▸ **Goal**
Copy the records below exactly, starting at the line that contains "Write the matplotlib code for this chart." and ending at the line that contains "12980, 12866, 13523]"; leave out any pictures.

>> START Given records

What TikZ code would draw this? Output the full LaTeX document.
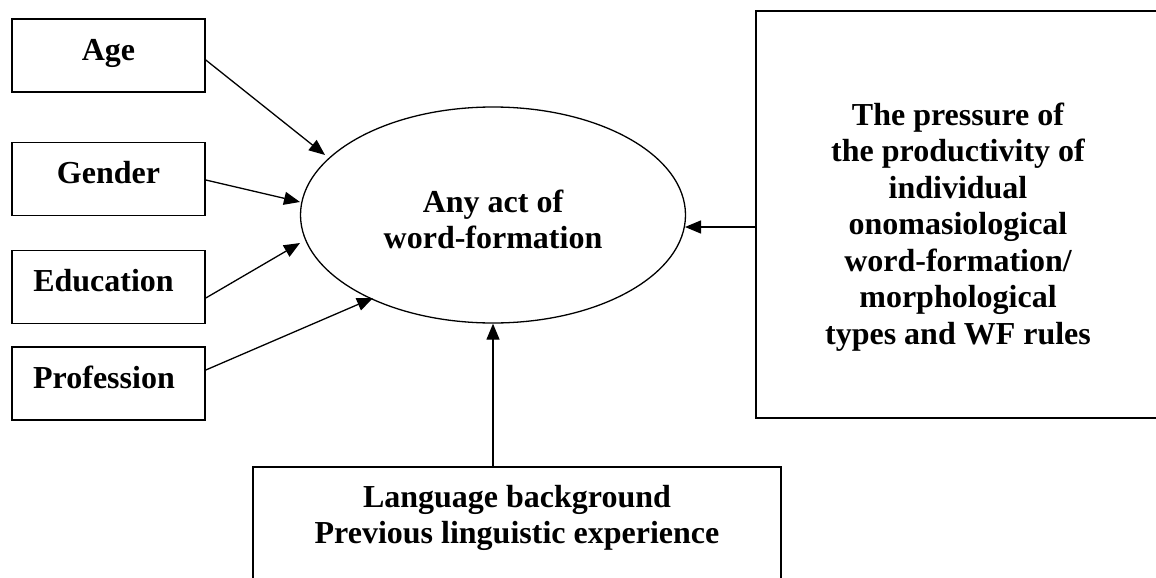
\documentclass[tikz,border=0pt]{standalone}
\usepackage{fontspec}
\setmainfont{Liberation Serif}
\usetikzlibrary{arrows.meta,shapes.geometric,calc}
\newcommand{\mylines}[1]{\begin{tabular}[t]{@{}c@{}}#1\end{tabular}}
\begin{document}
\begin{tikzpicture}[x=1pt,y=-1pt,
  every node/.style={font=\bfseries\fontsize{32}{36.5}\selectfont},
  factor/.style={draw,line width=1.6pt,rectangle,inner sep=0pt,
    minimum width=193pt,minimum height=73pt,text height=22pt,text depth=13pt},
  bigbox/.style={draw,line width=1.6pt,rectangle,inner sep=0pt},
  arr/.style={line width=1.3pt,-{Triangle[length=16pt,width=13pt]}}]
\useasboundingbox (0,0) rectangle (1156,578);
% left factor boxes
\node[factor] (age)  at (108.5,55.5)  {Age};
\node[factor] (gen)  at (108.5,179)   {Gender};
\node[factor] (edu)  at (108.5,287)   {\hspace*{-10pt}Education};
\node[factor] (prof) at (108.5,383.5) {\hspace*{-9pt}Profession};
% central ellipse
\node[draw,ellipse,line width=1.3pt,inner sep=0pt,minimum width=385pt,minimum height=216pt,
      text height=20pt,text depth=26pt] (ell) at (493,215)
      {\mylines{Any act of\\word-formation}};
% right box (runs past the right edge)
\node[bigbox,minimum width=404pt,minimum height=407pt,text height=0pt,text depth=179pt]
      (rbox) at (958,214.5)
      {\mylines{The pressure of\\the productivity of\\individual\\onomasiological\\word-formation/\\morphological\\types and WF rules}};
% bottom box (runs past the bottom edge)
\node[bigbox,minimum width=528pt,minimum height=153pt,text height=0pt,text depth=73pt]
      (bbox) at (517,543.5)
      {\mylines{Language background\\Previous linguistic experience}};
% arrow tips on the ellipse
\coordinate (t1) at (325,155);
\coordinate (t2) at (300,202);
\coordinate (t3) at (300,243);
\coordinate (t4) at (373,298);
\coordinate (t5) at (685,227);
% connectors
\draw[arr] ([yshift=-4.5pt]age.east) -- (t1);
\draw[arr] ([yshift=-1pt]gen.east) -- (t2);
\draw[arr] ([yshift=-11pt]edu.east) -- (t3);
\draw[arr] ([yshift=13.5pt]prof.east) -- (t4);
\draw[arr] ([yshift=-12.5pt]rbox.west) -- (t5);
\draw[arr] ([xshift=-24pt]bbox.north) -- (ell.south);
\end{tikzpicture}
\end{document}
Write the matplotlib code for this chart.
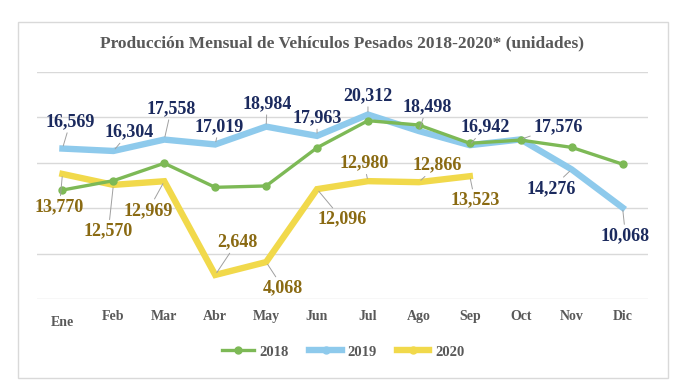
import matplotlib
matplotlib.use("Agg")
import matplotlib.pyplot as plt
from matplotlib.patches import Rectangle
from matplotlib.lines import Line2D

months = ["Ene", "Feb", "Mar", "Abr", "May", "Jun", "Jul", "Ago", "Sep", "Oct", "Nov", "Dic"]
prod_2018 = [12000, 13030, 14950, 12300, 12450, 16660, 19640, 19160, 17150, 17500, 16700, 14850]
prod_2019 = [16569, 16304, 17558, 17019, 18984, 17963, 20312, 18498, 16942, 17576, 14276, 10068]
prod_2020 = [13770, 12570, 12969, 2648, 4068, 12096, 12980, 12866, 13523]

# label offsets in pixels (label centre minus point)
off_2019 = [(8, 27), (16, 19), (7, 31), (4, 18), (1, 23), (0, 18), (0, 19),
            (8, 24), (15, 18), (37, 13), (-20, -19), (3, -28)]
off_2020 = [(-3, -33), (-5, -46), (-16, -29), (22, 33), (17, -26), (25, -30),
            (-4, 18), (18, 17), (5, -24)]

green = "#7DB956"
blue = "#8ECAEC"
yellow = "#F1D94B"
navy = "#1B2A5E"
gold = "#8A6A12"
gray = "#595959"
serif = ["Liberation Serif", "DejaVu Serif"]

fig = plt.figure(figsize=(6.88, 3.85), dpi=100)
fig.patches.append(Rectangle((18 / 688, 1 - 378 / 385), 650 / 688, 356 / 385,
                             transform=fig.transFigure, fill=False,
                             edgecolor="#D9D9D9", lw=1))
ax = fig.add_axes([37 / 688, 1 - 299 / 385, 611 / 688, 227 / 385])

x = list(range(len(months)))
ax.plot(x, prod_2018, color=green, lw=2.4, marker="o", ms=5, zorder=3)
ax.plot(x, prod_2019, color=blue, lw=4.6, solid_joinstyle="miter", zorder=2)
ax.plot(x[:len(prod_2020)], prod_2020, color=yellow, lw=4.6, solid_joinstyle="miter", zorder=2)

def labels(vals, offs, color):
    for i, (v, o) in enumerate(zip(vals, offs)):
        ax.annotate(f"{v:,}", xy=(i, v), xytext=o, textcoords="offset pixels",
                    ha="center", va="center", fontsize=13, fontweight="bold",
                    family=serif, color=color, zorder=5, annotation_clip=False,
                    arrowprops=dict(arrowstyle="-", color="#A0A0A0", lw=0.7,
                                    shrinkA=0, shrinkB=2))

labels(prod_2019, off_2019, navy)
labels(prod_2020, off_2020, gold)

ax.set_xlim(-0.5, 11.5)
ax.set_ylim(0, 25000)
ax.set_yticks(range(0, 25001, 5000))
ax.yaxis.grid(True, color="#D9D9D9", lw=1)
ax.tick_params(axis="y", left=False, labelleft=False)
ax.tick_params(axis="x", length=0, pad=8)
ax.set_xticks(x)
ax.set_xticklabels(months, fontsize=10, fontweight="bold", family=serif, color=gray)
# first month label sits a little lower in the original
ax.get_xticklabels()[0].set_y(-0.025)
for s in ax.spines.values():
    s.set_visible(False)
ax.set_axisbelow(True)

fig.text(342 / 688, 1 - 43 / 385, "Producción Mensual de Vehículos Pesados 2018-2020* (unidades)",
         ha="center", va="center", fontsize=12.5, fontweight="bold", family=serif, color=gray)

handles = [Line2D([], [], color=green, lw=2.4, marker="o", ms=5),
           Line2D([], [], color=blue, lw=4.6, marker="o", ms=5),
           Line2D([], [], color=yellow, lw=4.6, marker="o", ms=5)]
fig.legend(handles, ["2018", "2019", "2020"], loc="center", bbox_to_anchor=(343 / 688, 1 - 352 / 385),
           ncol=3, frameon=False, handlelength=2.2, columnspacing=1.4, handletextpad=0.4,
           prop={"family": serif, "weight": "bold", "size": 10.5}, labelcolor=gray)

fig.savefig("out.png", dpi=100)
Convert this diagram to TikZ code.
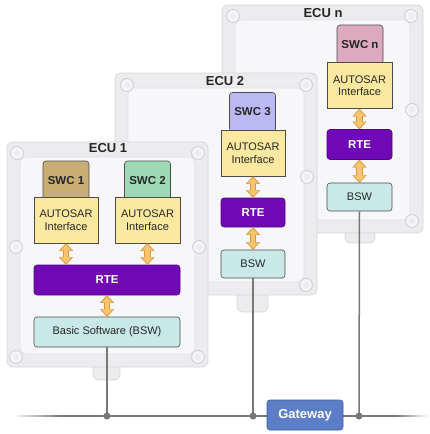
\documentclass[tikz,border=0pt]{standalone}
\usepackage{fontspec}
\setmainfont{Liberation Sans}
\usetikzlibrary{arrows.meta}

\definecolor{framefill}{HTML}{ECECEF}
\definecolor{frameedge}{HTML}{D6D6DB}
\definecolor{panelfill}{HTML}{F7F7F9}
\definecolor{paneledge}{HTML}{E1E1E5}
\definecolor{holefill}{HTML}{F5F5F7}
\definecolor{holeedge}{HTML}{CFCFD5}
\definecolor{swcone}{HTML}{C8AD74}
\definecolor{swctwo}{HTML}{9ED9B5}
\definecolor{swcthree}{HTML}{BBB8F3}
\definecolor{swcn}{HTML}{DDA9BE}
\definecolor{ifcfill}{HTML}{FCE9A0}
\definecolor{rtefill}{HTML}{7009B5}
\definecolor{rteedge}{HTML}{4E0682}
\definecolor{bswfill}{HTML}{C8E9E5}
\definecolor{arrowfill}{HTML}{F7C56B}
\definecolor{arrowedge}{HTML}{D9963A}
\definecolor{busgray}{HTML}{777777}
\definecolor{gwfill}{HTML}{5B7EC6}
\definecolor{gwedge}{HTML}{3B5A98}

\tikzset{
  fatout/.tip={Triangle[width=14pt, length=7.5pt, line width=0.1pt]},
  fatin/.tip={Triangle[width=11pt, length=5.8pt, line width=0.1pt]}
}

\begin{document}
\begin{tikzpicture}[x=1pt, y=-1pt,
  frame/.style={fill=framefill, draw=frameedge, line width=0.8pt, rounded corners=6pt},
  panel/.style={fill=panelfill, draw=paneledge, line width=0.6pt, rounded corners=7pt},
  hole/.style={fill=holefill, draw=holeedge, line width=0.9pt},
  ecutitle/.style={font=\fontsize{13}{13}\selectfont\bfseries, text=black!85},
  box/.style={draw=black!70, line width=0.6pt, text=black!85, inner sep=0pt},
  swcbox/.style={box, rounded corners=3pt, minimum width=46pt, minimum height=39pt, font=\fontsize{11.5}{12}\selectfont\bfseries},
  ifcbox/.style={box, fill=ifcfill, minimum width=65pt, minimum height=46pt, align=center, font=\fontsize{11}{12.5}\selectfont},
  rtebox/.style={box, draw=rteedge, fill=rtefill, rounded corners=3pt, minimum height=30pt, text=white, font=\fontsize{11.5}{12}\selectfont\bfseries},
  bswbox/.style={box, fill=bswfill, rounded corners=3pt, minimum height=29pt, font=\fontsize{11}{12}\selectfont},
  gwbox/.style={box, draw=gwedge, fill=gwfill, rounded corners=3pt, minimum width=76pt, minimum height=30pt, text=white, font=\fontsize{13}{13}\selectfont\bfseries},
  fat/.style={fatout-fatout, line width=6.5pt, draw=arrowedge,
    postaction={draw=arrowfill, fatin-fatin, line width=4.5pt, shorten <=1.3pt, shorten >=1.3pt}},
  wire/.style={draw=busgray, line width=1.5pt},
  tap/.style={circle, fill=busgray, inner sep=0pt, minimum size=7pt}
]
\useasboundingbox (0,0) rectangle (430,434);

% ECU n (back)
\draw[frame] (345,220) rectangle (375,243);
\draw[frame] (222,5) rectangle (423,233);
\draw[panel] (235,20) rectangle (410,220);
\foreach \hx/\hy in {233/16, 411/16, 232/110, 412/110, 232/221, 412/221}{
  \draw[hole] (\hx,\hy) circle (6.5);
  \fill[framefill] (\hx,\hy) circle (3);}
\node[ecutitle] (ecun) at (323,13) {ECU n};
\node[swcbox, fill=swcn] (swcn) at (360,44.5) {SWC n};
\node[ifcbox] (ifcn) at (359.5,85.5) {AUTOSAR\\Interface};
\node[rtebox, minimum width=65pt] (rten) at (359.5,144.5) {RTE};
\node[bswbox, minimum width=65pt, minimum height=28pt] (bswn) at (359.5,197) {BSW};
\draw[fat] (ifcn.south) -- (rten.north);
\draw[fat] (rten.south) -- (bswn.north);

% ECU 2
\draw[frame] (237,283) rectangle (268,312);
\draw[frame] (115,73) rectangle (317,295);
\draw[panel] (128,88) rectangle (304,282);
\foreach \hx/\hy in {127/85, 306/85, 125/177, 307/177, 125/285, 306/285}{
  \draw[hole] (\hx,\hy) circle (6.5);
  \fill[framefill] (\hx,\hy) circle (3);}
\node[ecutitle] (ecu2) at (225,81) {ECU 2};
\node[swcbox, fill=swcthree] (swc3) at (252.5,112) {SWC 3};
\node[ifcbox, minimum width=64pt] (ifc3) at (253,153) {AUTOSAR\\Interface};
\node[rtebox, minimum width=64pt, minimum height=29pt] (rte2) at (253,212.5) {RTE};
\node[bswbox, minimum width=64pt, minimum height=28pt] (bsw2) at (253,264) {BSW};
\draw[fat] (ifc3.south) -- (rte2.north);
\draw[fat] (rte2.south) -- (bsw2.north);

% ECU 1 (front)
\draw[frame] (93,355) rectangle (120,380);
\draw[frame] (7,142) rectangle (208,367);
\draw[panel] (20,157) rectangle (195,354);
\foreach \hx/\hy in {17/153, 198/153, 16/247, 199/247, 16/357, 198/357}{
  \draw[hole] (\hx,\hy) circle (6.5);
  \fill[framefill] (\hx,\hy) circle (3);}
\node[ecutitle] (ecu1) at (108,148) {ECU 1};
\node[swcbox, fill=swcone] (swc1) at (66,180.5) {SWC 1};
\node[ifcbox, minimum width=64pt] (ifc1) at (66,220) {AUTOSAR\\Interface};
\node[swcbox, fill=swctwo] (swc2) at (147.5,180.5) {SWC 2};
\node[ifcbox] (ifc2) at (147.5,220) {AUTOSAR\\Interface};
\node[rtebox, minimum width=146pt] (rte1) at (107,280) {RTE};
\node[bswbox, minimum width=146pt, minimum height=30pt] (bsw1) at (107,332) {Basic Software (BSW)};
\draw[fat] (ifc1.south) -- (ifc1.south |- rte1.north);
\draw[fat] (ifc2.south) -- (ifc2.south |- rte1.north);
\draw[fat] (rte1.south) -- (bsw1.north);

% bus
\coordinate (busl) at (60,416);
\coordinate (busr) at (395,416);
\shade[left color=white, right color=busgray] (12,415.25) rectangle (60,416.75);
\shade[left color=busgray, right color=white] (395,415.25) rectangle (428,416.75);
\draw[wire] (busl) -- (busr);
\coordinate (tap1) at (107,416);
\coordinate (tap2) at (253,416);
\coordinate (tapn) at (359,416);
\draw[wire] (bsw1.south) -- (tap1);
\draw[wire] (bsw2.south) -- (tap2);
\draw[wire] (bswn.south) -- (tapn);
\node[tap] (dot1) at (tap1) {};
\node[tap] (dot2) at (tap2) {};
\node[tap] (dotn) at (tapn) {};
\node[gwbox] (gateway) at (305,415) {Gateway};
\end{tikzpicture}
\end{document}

>> END Given records

▸ **Result**
Write the matplotlib code for this chart.
import matplotlib
matplotlib.use("Agg")
import matplotlib.pyplot as plt
from matplotlib.patches import Rectangle
from matplotlib.lines import Line2D

months = ["Ene", "Feb", "Mar", "Abr", "May", "Jun", "Jul", "Ago", "Sep", "Oct", "Nov", "Dic"]
prod_2018 = [12000, 13030, 14950, 12300, 12450, 16660, 19640, 19160, 17150, 17500, 16700, 14850]
prod_2019 = [16569, 16304, 17558, 17019, 18984, 17963, 20312, 18498, 16942, 17576, 14276, 10068]
prod_2020 = [13770, 12570, 12969, 2648, 4068, 12096, 12980, 12866, 13523]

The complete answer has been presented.